MAPI Analysis on Industrial Production: ‘Fundamental Moderation in U.S. Factory Activity’
The following is an analysis from Cliff Waldman, Senior Economist for the Manufacturers Alliance for Productivity and Innovation (MAPI), regarding the industrial production report for May 2012:
“The May 2012 report on industrial production provides yet another clear signal that U.S. manufacturing growth is slowing as the factory sector confronts the adverse impacts of headwinds from both the domestic U.S. and global economies,” Waldman said. “Total industrial production fell by 0.1 percent after a strong 1 percent gain in April. But manufacturing production contracted by 0.4 percent, the second significant decline in three months. As was the case in March, the output contraction in May was broad based, with both durable and nondurable production registering declines. Nonmetallic mineral products, important links for a number of manufacturing supply chains, suffered a sharp 1.1 percent slide in output mostly due to a 1.6 percent decline in primary metals production and a near stall in fabricated metal products output.

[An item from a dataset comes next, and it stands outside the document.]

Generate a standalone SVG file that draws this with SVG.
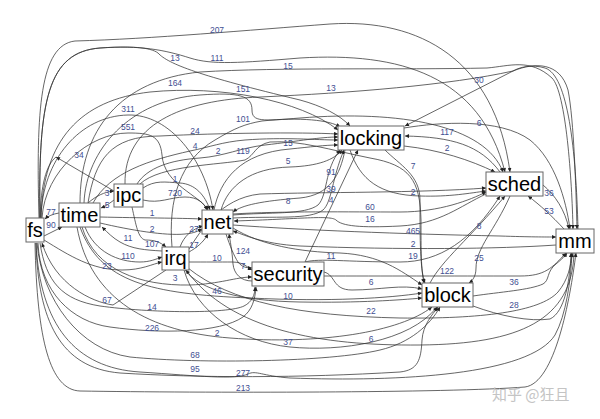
<svg xmlns="http://www.w3.org/2000/svg" width="600" height="419" viewBox="0 0 600 419">
<style>
.e{fill:none;stroke:#333;stroke-width:0.75;marker-end:url(#a)}
.n{fill:none;stroke:#333;stroke-width:0.75}
.l{font-family:"Liberation Sans",Arial,sans-serif;font-size:8.5px;fill:#3f4f92;text-anchor:middle}
.b{fill:#fff;stroke:#666;stroke-width:1}
.t{font-family:"Liberation Sans",Arial,sans-serif;font-size:20px;fill:#000;text-anchor:middle}
</style>
<defs>
<marker id="a" viewBox="0 0 10 10" refX="10" refY="5" markerWidth="5" markerHeight="4" markerUnits="userSpaceOnUse" orient="auto"><path d="M0 0L10 5L0 10z" fill="#222"/></marker>
</defs>
<rect width="600" height="419" fill="#fff"/>
<g id="connectors">
<path class="e" d="M59 213C53 214 48 216 45 219"/>
<path class="e" d="M44 236C50 233 56 230 62 227"/>
<path class="e" d="M114 191L56 157"/>
<path class="n" d="M56 157C46 165 41 185 40 218"/>
<path class="e" d="M88 203C96 196 104 192 114 191"/>
<path class="e" d="M114 200C110 203 106 206 101 208"/>
<path class="e" d="M44 240C70 256 92 270 122 270C142 270 152 264 162 262"/>
<path class="e" d="M166 270L113 305C92 302 55 285 42 243"/>
<path class="e" d="M41 218C42 160 80 116 128 115C170 114 205 160 213 210"/>
<path class="e" d="M42 218C45 170 90 133 128 133C150 133 160 135 162 155C164 185 200 195 208 210"/>
<path class="e" d="M162 251C145 250 132 249 120 242C113 238 108 233 102 227"/>
<path class="e" d="M85 227C95 252 118 262 140 262C150 262 156 259 162 257"/>
<path class="e" d="M100 217C140 218 180 218 202 219"/>
<path class="e" d="M100 223C130 230 165 236 185 234C195 233 198 231 202 229"/>
<path class="e" d="M132 207C136 225 138 238 145 240C155 240 160 242 166 247"/>
<path class="e" d="M40 243C46 282 62 300 100 306C150 313 228 314 244 306C252 302 255 295 255 287"/>
<path class="e" d="M38 243C40 292 72 322 110 327C160 334 220 333 243 317C252 310 255 300 256 287"/>
<path class="e" d="M40 218C38 100 48 52 100 48C130 46 150 47 158 53C168 64 200 76 300 100C322 106 340 115 350 126"/>
<path class="e" d="M40 218C38 100 48 52 100 48C140 45 165 50 190 58C212 65 240 63 300 58C400 52 480 75 505 172"/>
<path class="e" d="M39 218C36 110 40 45 75 41C150 39 250 30 330 24C420 18 495 60 510 172"/>
<path class="e" d="M41 218C43 140 80 100 150 92C220 85 300 100 338 130"/>
<path class="e" d="M143 188C155 180 165 182 180 183C195 184 205 195 210 210"/>
<path class="e" d="M143 200C160 204 170 197 185 197C198 197 204 203 207 210"/>
<path class="e" d="M82 227C95 270 140 286 190 285C220 284 236 277 252 277"/>
<path class="e" d="M88 203C95 160 110 136 160 136C220 133 300 132 338 134"/>
<path class="e" d="M93 203C110 172 150 160 190 151C210 147 222 142 245 140C285 137 315 140 338 140"/>
<path class="e" d="M37 243C42 300 80 350 130 357C200 364 330 362 380 350C410 343 430 325 440 307"/>
<path class="e" d="M36 243C38 320 60 368 120 373C200 378 300 378 400 372C418 370 421 360 422 340C423 325 432 315 438 307"/>
<path class="e" d="M180 247C184 236 192 229 203 226"/>
<path class="e" d="M189 252C196 248 203 243 208 234"/>
<path class="e" d="M137 184C147 168 170 160 200 158C225 156 240 148 265 145C300 141 320 137 338 137"/>
<path class="e" d="M189 262C205 262 220 262 232 262C244 262 248 268 252 270"/>
<path class="e" d="M80 227C100 282 150 294 250 298C330 302 390 298 422 293"/>
<path class="e" d="M77 227C90 300 150 332 230 338C320 345 400 332 432 307"/>
<path class="e" d="M36 243C40 325 75 368 140 372C200 376 235 380 248 374C256 370 262 376 290 378C400 382 530 375 555 335C566 315 571 280 572 253"/>
<path class="e" d="M35 243C37 340 50 390 80 391C200 393 450 393 525 387C555 383 570 300 576 253"/>
<path class="e" d="M84 203C86 150 130 100 200 95C240 92 252 96 252 110C252 122 262 121 300 118C400 110 485 125 503 172"/>
<path class="e" d="M172 247C168 200 180 160 215 140C235 128 245 124 262 121C300 117 330 120 340 127"/>
<path class="e" d="M140 184C160 165 220 165 245 160C255 155 255 145 270 142C300 140 330 150 370 158C410 165 420 180 421 220C421 250 421 270 424 283"/>
<path class="e" d="M226 234C230 246 234 256 238 262C242 267 246 268 252 268"/>
<path class="e" d="M252 281C241 281 234 274 233 264C232 250 230 240 229 234"/>
<path class="e" d="M80 203C80 130 120 80 200 72C280 67 400 70 487 68C510 66 530 58 552 78C566 92 572 180 573 229"/>
<path class="e" d="M214 210C220 180 240 153 290 149C310 147 325 145 338 145"/>
<path class="e" d="M221 210C228 186 250 168 290 167C318 166 334 160 342 150"/>
<path class="e" d="M345 150C340 175 330 195 300 198C262 201 242 205 233 212"/>
<path class="e" d="M185 270C200 290 240 301 300 302C360 303 400 300 422 298"/>
<path class="e" d="M184 270C196 312 240 342 290 347C340 352 410 342 437 307"/>
<path class="e" d="M125 184C124 125 180 100 260 97C350 93 450 85 513 71C535 62 560 62 568 90C574 120 576 190 577 229"/>
<path class="e" d="M233 215C270 212 305 215 318 205C328 195 324 170 340 150"/>
<path class="e" d="M189 249C200 232 220 198 260 194C320 192 420 193 486 188"/>
<path class="e" d="M233 218C275 216 310 220 323 210C332 202 332 178 344 150"/>
<path class="e" d="M233 228C260 245 300 252 340 253C380 255 400 270 422 285"/>
<path class="e" d="M305 262L358 150"/>
<path class="e" d="M233 214C280 211 350 212 400 212C440 212 470 200 486 192"/>
<path class="e" d="M486 194C460 206 440 224 400 226C360 228 342 226 336 220C330 215 300 219 234 221"/>
<path class="e" d="M324 272C336 275 332 290 352 290C380 290 402 284 422 289"/>
<path class="e" d="M188 268C230 302 300 316 400 318C480 319 540 312 558 292C568 280 571 266 572 253"/>
<path class="e" d="M574 253C572 320 520 344 420 345C320 346 230 330 186 270"/>
<path class="e" d="M233 225C300 230 400 234 500 236C530 237 545 237 556 237"/>
<path class="e" d="M556 245C500 249 400 250 300 246C262 244 242 234 233 231"/>
<path class="e" d="M305 262C320 258 345 262 400 262C440 262 472 240 500 196"/>
<path class="e" d="M385 150C400 165 420 175 420 200C420 240 420 270 425 283"/>
<path class="e" d="M350 150C360 180 380 195 420 196C450 197 470 193 486 191"/>
<path class="e" d="M500 172C480 145 452 137 405 136"/>
<path class="e" d="M404 146C440 150 470 160 495 172"/>
<path class="e" d="M324 276C380 276 450 276 520 276C545 276 552 268 566 253"/>
<path class="e" d="M578 229C576 150 568 75 545 68C532 64 520 67 513 71L405 126"/>
<path class="e" d="M404 128C440 122 500 118 530 140C555 160 566 200 570 229"/>
<path class="e" d="M430 283C442 260 470 238 505 196"/>
<path class="e" d="M510 196C495 230 476 248 476 268C476 277 472 281 469 283"/>
<path class="e" d="M473 296C500 292 530 290 543 284C550 280 546 272 556 264C562 259 565 256 567 253"/>
<path class="e" d="M473 306C500 316 530 322 550 319C565 312 570 280 571 253"/>
<path class="e" d="M543 185C555 195 565 210 569 229"/>
<path class="e" d="M564 229C552 216 540 205 528 196"/>
<g>
<text class="l" x="51" y="215">77</text>
<text class="l" x="51" y="228">90</text>
<text class="l" x="79" y="158">34</text>
<text class="l" x="107" y="196">3</text>
<text class="l" x="107" y="208">5</text>
<text class="l" x="107" y="269">23</text>
<text class="l" x="107" y="303">67</text>
<text class="l" x="128" y="112">311</text>
<text class="l" x="128" y="130">551</text>
<text class="l" x="128" y="241">11</text>
<text class="l" x="128" y="259">110</text>
<text class="l" x="152" y="216">1</text>
<text class="l" x="152" y="232">2</text>
<text class="l" x="152" y="247">107</text>
<text class="l" x="152" y="310">14</text>
<text class="l" x="152" y="331">226</text>
<text class="l" x="175" y="61">13</text>
<text class="l" x="175" y="86">164</text>
<text class="l" x="175" y="182">1</text>
<text class="l" x="175" y="196">720</text>
<text class="l" x="175" y="281">3</text>
<text class="l" x="195" y="134">24</text>
<text class="l" x="195" y="149">4</text>
<text class="l" x="194" y="232">27</text>
<text class="l" x="194" y="248">17</text>
<text class="l" x="195" y="358">68</text>
<text class="l" x="195" y="372">95</text>
<text class="l" x="217" y="33">207</text>
<text class="l" x="217" y="61">111</text>
<text class="l" x="218" y="154">2</text>
<text class="l" x="217" y="261">10</text>
<text class="l" x="217" y="294">46</text>
<text class="l" x="217" y="336">2</text>
<text class="l" x="243" y="92">151</text>
<text class="l" x="243" y="122">101</text>
<text class="l" x="243" y="154">119</text>
<text class="l" x="243" y="254">124</text>
<text class="l" x="243" y="269">7</text>
<text class="l" x="243" y="376">277</text>
<text class="l" x="243" y="391">213</text>
<text class="l" x="288" y="69">15</text>
<text class="l" x="288" y="146">15</text>
<text class="l" x="288" y="164">5</text>
<text class="l" x="288" y="204">8</text>
<text class="l" x="288" y="299">10</text>
<text class="l" x="288" y="345">37</text>
<text class="l" x="331" y="91">13</text>
<text class="l" x="331" y="175">91</text>
<text class="l" x="331" y="192">39</text>
<text class="l" x="331" y="203">4</text>
<text class="l" x="331" y="259">11</text>
<text class="l" x="370" y="210">60</text>
<text class="l" x="370" y="222">16</text>
<text class="l" x="371" y="285">6</text>
<text class="l" x="371" y="314">22</text>
<text class="l" x="371" y="342">6</text>
<text class="l" x="413" y="169">7</text>
<text class="l" x="413" y="195">2</text>
<text class="l" x="413" y="234">465</text>
<text class="l" x="413" y="247">2</text>
<text class="l" x="413" y="259">19</text>
<text class="l" x="447" y="135">117</text>
<text class="l" x="447" y="151">2</text>
<text class="l" x="447" y="274">122</text>
<text class="l" x="479" y="83">30</text>
<text class="l" x="479" y="126">6</text>
<text class="l" x="479" y="229">8</text>
<text class="l" x="479" y="261">25</text>
<text class="l" x="514" y="285">36</text>
<text class="l" x="514" y="308">28</text>
<text class="l" x="549" y="196">36</text>
<text class="l" x="549" y="214">53</text>
</g>
</g>
<g id="fs"><rect class="b" x="26" y="218" width="18" height="24"/><text class="t" x="35" y="237">fs</text></g>
<g id="time"><rect class="b" x="59" y="203" width="41" height="24"/><text class="t" x="79.5" y="222">time</text></g>
<g id="ipc"><rect class="b" x="114" y="184" width="29" height="23"/><text class="t" x="128.5" y="202">ipc</text></g>
<g id="net"><rect class="b" x="202" y="210" width="31" height="24"/><text class="t" x="217.5" y="229">net</text></g>
<g id="irq"><rect class="b" x="162" y="247" width="27" height="23"/><text class="t" x="175.5" y="265">irq</text></g>
<g id="security"><rect class="b" x="252" y="262" width="72" height="24"/><text class="t" x="288" y="281">security</text></g>
<g id="locking"><rect class="b" x="338" y="126" width="66" height="24"/><text class="t" x="371" y="145">locking</text></g>
<g id="sched"><rect class="b" x="486" y="172" width="57" height="24"/><text class="t" x="514.5" y="191">sched</text></g>
<g id="mm"><rect class="b" x="556" y="229" width="38" height="24"/><text class="t" x="575" y="248">mm</text></g>
<g id="block"><rect class="b" x="422" y="283" width="51" height="24"/><text class="t" x="447.5" y="302">block</text></g>
<text x="492" y="400" font-family="'Noto Sans CJK SC','Liberation Sans',sans-serif" font-size="15" fill="#c4c4c4">知乎 @狂且</text>
</svg>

“Somewhat alarmingly,” he added, “the machinery sector, which has been a critical catalyst for U.S. manufacturing since the recovery began in mid-2009, experienced a 0.5 percent contraction in May after a string of strong monthly gains.
“It was almost inevitable that the factory sector would slow after the unsustainable 9.8 percent growth seen in the first quarter of 2012,” Waldman noted. “But the May report from the Federal Reserve, along with other recent data, suggest a fundamental moderation in U.S. factory activity. The persistently sluggish U.S. economy, in addition to a portfolio of global troubles, from recession and turmoil in the Eurozone to a sharp slowing in emerging market economies, are making things difficult for domestic U.S. manufacturers. Most likely, the factory sector will continue to grow faster than the broad U.S. economy. Nonetheless, a U.S. manufacturing slowdown is in place and risks are on the downside.”